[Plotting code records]
######
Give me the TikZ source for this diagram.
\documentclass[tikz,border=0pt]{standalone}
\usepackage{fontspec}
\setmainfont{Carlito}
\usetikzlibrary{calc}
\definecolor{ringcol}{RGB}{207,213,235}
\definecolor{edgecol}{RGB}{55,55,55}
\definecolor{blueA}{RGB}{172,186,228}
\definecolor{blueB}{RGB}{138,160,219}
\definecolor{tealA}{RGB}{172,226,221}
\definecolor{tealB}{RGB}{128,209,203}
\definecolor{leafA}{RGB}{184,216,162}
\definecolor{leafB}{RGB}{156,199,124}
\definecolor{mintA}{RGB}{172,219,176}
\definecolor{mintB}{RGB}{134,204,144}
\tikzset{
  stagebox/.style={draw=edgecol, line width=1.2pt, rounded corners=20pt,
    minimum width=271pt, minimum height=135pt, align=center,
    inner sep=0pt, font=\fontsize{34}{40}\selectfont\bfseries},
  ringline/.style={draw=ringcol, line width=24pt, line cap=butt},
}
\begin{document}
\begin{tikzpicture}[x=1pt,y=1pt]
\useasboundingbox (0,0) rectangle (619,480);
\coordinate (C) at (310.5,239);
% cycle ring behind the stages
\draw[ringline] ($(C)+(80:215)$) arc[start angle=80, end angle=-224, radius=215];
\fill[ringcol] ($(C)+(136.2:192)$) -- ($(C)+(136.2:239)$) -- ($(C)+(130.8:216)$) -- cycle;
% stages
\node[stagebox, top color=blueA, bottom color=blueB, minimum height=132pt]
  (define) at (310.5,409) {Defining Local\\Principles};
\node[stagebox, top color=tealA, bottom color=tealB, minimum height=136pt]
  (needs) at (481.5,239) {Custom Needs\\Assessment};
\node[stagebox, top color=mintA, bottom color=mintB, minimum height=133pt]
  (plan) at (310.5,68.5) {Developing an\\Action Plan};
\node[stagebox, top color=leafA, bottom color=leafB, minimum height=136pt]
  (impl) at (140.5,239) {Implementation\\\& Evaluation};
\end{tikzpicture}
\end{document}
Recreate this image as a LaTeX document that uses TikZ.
######
--- THE PROBLEM ---
Scan the listing above for the word "this" and show each line where it is found.

--- FINISHED ANSWER ---
Give me the TikZ source for this diagram.
Recreate this image as a LaTeX document that uses TikZ.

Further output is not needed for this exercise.